Our prof gave us the following problem as an exercise:
Suppose $(R,+,\cdot)$ is a finite ring with unity (denoted $1_R$) such that for some $a,b\in R$, we have $ab=1_R$
Show that $ba=1_R$
Here's my attempt at a proof:
Proof.
Let us assume that $ba\neq 1_R$
Next, we consider $S:=\{(ba)^n\mid n\in\Bbb Z^+\}\subseteq R$
Since $R$ is a finite ring, we must have that $(ba)^m=(ba)^n$ for some distinct $m,n\in\Bbb Z^+$ (wlog say $m\gt n$). Then, we have $(ba)^{m-n}=1_R$
Note that $m\gt n$, so $m-n$ is a positive integer but $m-n\neq 1$ (hence $\gt 1$) since $ba\neq 1_R$ by assumption.
Now,
$$(ba)^{m-n}=1_R\iff b(ab)^{m-n-1}a=1_R\iff b(1_R)^{m-n-1}a=1_R\iff ba=1_R$$
which gives us a contradiction.
Is the above proof correct? I'd like the community to proofread it.
I'd also be interested in a shorter argument to prove the claim (if there is one). Thanks!

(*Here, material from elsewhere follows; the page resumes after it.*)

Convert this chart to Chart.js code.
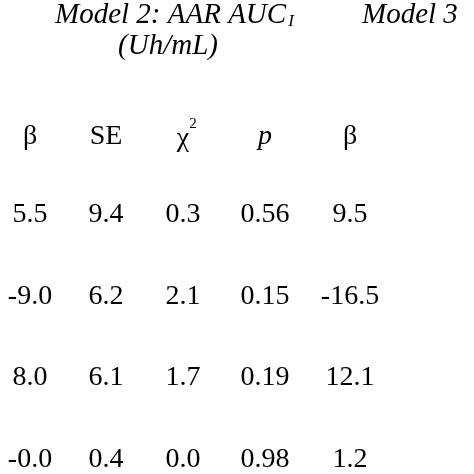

Since $a$ has a right inverse, right multiplication by $a$, $\cdot a : R\to R$ is bijective. Thus $(\cdot a)^n=\mathrm{id}_R$ for some integer $n$. Since $(\cdot a)^n = \cdot (a^n)$, this implies that $a^n = 1_R\cdot a^n = 1_R$. Thus $b=a^nb = a^{n-1}(ab)=a^{n-1}$, so $ba=a^n=1_R$.